What’s the difference between static, dynamic, and total pressure?
Static Pressure (P): The pressure exerted by the air perpendicular to the flow direction. This is what you measure when the air isn’t moving (like tire pressure).
Dynamic Pressure (q): The pressure due to the air’s velocity, calculated as ½ρv². This represents the kinetic energy of the moving air.
Total Pressure (P₀): The sum of static and dynamic pressures (P₀ = P + q). This remains constant in ideal frictionless flow (Bernoulli’s principle).
In real systems, total pressure decreases due to friction and losses, which our calculator helps quantify.
Can I use this calculator for gases other than air?
Yes, but you must:
- Input the correct density for your specific gas (e.g., 0.716 kg/m³ for natural gas, 1.977 kg/m³ for CO₂)
- Consider the gas’s specific heat ratio if dealing with compressible flow (Mach > 0.3)
- Adjust viscosity values if calculating pressure drops in long duct systems
For steam or other compressible fluids, additional corrections for temperature and pressure variations along the flow path may be needed.
How accurate are these calculations compared to real-world measurements?
Our calculator provides theoretical values based on ideal flow conditions. Real-world accuracy depends on:
| Factor | Potential Error | Mitigation |
|---|---|---|
| Flow measurement | ±5-10% | Use calibrated instruments, take multiple readings |
| Duct roughness | ±3-15% | Use published roughness values for your material |
| Temperature variations | ±2-8% | Measure actual air temperature, adjust density |
| System leaks | ±10-30% | Pressure test ducts before final calculations |
| Turbulence | ±5-12% | Ensure proper straight duct lengths before measurements |
For critical applications, we recommend field verification of calculated values with actual measurements.
What are the limitations of Bernoulli’s equation in these calculations?
Bernoulli’s equation assumes:
- Incompressible flow: Valid for air velocities < 100 m/s (Mach < 0.3). For higher velocities, compressibility effects become significant.
- Steady flow: Doesn’t account for pulsating or unsteady flow conditions.
- Frictionless flow: Real systems have viscous losses that our calculator estimates separately.
- No heat transfer: Isothermal conditions are assumed; temperature changes affect density.
- Flow along streamlines: Doesn’t account for complex 3D flow patterns or vortices.
For high-velocity systems (e.g., aircraft at transonic speeds) or systems with significant temperature changes, more advanced compressible flow equations are required.
How do I convert between different pressure units?

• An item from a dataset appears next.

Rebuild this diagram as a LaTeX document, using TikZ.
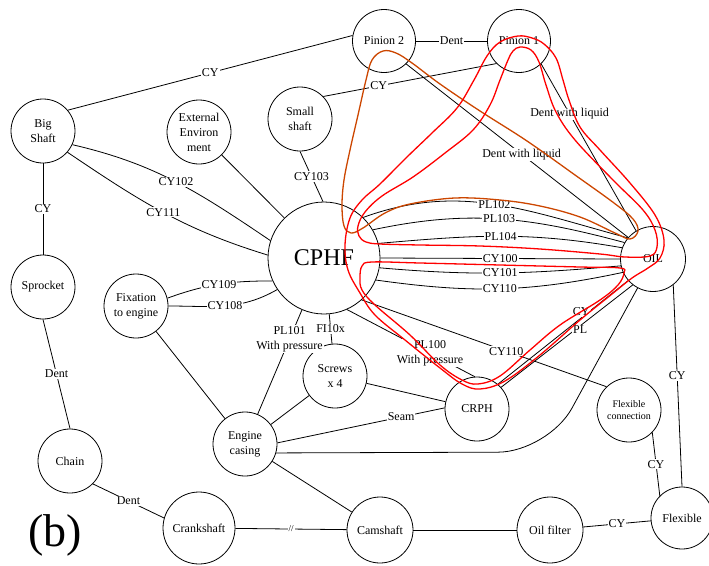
\documentclass[tikz,border=0pt]{standalone}
\usepackage{fontspec}
\setmainfont{Liberation Serif}
\usepackage{tikz}
\usetikzlibrary{topaths}
\definecolor{loopred}{RGB}{255,0,0}
\definecolor{looporange}{RGB}{204,70,0}

\begin{document}
\begin{tikzpicture}[x=1pt,y=-1pt,line width=0.8pt,
	ent/.style={circle,draw=black,line width=0.8pt,minimum size=64pt,inner sep=1pt,align=center,font=\fontsize{12}{15}\selectfont},
	lbl/.style={fill=white,inner sep=1pt,align=center,font=\fontsize{12}{15}\selectfont},
	loopr/.style={draw=loopred,line width=1.3pt},
	loopo/.style={draw=looporange,line width=1.3pt}]
	\useasboundingbox (0,0) rectangle (709,565);
	%% parts
	\node[ent,minimum size=63pt] (pin2) at (384,41) {Pinion 2};
	\node[ent,minimum size=63pt] (pin1) at (519,41) {Pinion 1};
	\node[ent] (bigshaft) at (43,131) {Big\\Shaft};
	\node[ent] (extenv) at (199,132) {External\\Environ\\ment};
	\node[ent] (smallshaft) at (300,119) {Small\\shaft};
	\node[ent,minimum size=112pt,font=\fontsize{24}{26}\selectfont] (cphf) at (324,258) {CPHF};
	\node[ent,minimum size=65pt] (oil) at (653,259) {OIL};
	\node[ent] (sprocket) at (43,287) {Sprocket};
	\node[ent] (fixation) at (136,306) {Fixation\\to engine};
	\node[ent] (screws) at (335,376) {Screws\\x 4};
	\node[ent] (engine) at (245,444) {Engine\\casing};
	\node[ent] (crph) at (477,409) {CRPH};
	\node[ent,font=\fontsize{10}{12}\selectfont] (flexconn) at (629,410) {Flexible\\connection};
	\node[ent] (chain) at (70,461) {Chain};
	\node[ent,minimum size=72pt] (crank) at (199,528) {Crankshaft};
	\node[ent,minimum size=66pt] (camshaft) at (380,530) {Camshaft};
	\node[ent,minimum size=66pt] (oilfilter) at (550,530) {Oil filter};
	\node[ent,minimum size=62pt] (flexible) at (682,518) {Flexible};
	\node[font=\fontsize{46}{50}\selectfont] (tag) at (55,535) {(b)};
	%% top links
	\draw (bigshaft.40) -- node[lbl]{CY} (pin2.170);
	\draw (pin2) -- node[lbl]{Dent} (pin1);
	\draw (smallshaft.44) -- node[lbl,pos=0.32]{CY} (pin1.225);
	\draw (pin2.314) -- node[lbl,pos=0.52]{Dent with liquid} (oil.139);
	\draw (pin1.314) -- node[lbl,pos=0.3]{Dent with liquid} (oil.121);
	%% left links
	\draw (bigshaft) -- node[lbl]{CY} (sprocket);
	\draw (bigshaft.335) to[out=-13,in=146] node[lbl]{CY102} (cphf.162);
	\draw (bigshaft.319) to[out=-34,in=163] node[lbl]{CY111} (cphf.177);
	\draw (extenv) -- (cphf);
	\draw (smallshaft.270) -- node[lbl]{CY103} (cphf.91);
	\draw (fixation.14) to[out=20,in=180] node[lbl]{CY109} (cphf.204);
	\draw (fixation.0) to[out=0,in=210] node[lbl]{CY108} (cphf.214);
	\draw (fixation) -- (engine);
	%% CPHF to the oil
	\draw (cphf.46) to[out=20,in=165] node[lbl]{PL102} (oil.140);
	\draw (cphf.30) to[out=12,in=165] node[lbl]{PL103} (oil.150);
	\draw (cphf.15) to[out=5,in=170] node[lbl]{PL104} (oil.160);
	\draw (cphf.0) -- node[lbl]{CY100} (oil.180);
	\draw (cphf.-10) to[out=-5,in=185] node[lbl]{CY101} (oil.192);
	\draw (cphf.-23) to[out=-8,in=192] node[lbl]{CY110} (oil.204);
	%% lower links
	\draw (cphf) -- node[lbl,pos=0.28]{PL101\\With pressure} (engine);
	\draw (cphf) -- node[lbl]{FI10x} (screws);
	\draw (screws) -- (engine);
	\draw (screws) -- (crph);
	\draw (cphf.294) -- node[lbl,pos=0.65]{PL100\\With pressure} (crph.94);
	\draw (cphf.312) -- node[lbl,pos=0.59]{CY110} (flexconn.134);
	\draw (crph.50) -- node[lbl,pos=0.64,yshift=6pt]{CY} (oil.221);
	\draw (crph.42) -- node[lbl,pos=0.6,yshift=-4pt]{PL} (oil.232);
	\draw (engine.2) -- node[lbl,pos=0.74]{Seam} (crph.178);
	\coordinate (bend) at (548,452);
	\draw[rounded corners=50pt] (engine.-16) -- (bend) -- (oil.242);
	\draw (engine) -- (camshaft);
	\draw (sprocket.270) -- node[lbl]{Dent} (chain.90);
	\draw (chain.-45) -- node[lbl]{Dent} (crank.164);
	\draw (crank) -- node[lbl,font=\fontsize{9}{10}\selectfont]{//} (camshaft);
	\draw (camshaft) -- (oilfilter);
	\draw (oilfilter) -- node[lbl]{CY} (flexible);
	\draw (oil.308) -- node[lbl,pos=0.45]{CY} (flexible.90);
	\draw (flexconn.316) -- node[lbl]{CY} (flexible.135);
	%% loops
	\draw[loopo] plot[smooth cycle,tension=0.6] coordinates {(383,51) (396,53) (412,63) (440,84) (480,111) (527,141) (575,175) (614,203) (633,219) (638,231) (630,239) (615,233) (580,217) (540,206) (500,200) (455,198) (410,204) (385,213) (363,228) (351,233) (344,226) (342,205) (344,180) (350,150) (358,115) (366,80) (372,60)};
	\draw[loopr] plot[smooth cycle,tension=0.6] coordinates {(520,47) (531,50) (539,62) (546,85) (556,112) (575,140) (613,180) (643,210) (655,230) (657,247) (650,256) (625,257) (600,254) (540,249) (480,246) (420,245) (380,244) (366,242) (359,236) (358,226) (365,212) (382,196) (413,177) (445,153) (473,130) (490,105) (500,80) (508,60) (513,51)};
	\draw[loopr] plot[smooth cycle,tension=0.6] coordinates {(518,36) (532,38) (544,44) (556,58) (563,80) (569,100) (580,127) (600,150) (630,183) (655,215) (664,240) (660,258) (648,268) (632,278) (612,294) (580,320) (540,355) (505,381) (480,389) (462,384) (440,368) (405,340) (375,315) (360,293) (348,270) (345,245) (350,218) (362,200) (380,184) (407,157) (432,133) (457,108) (474,80) (487,56) (500,42)};
	\draw[loopr] plot[smooth cycle,tension=0.6] coordinates {(362,290) (375,305) (410,335) (440,365) (462,380) (478,384) (500,376) (530,350) (560,325) (600,300) (618,285) (624,273) (620,268) (580,267) (500,265) (420,263) (372,262) (362,266) (360,278)};
\end{tikzpicture}
\end{document}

Use these conversion factors for common pressure units:
| Unit | To Pascal (Pa) | To inH₂O |
|---|---|---|
| Pascal (Pa) | 1 | 0.00401463 |
| Inches of Water (inH₂O) | 249.082 | 1 |
| mmHg (Torr) | 133.322 | 0.53524 |
| psi | 6894.76 | 27.6799 |
| bar | 100,000 | 401.463 |
Example: To convert 250 Pa to inH₂O: 250 × 0.00401463 = 1.0036 inH₂O
What safety considerations should I keep in mind when working with high-pressure air systems?
High-pressure air systems present several hazards:
- Pressure vessel safety: Ducts and components must be rated for maximum expected pressures (typically 2-3× operating pressure).
- Noise hazards: Pressures above 2,500 Pa (10 inH₂O) often generate noise levels exceeding 85 dBA – hearing protection required.
- Air embolism risk: Never use compressed air for cleaning if pressure exceeds 30 psi (207 kPa) – can cause serious injury if injected through skin.
- Dust explosion risk: In combustible dust systems, maintain velocities above transport velocity but below erosion velocity.
- Oxygen deficiency: In confined spaces with high air flow, monitor oxygen levels (must remain >19.5%).
Always follow OSHA 1910.242 for compressed air safety and NFPA 91 for exhaust system standards.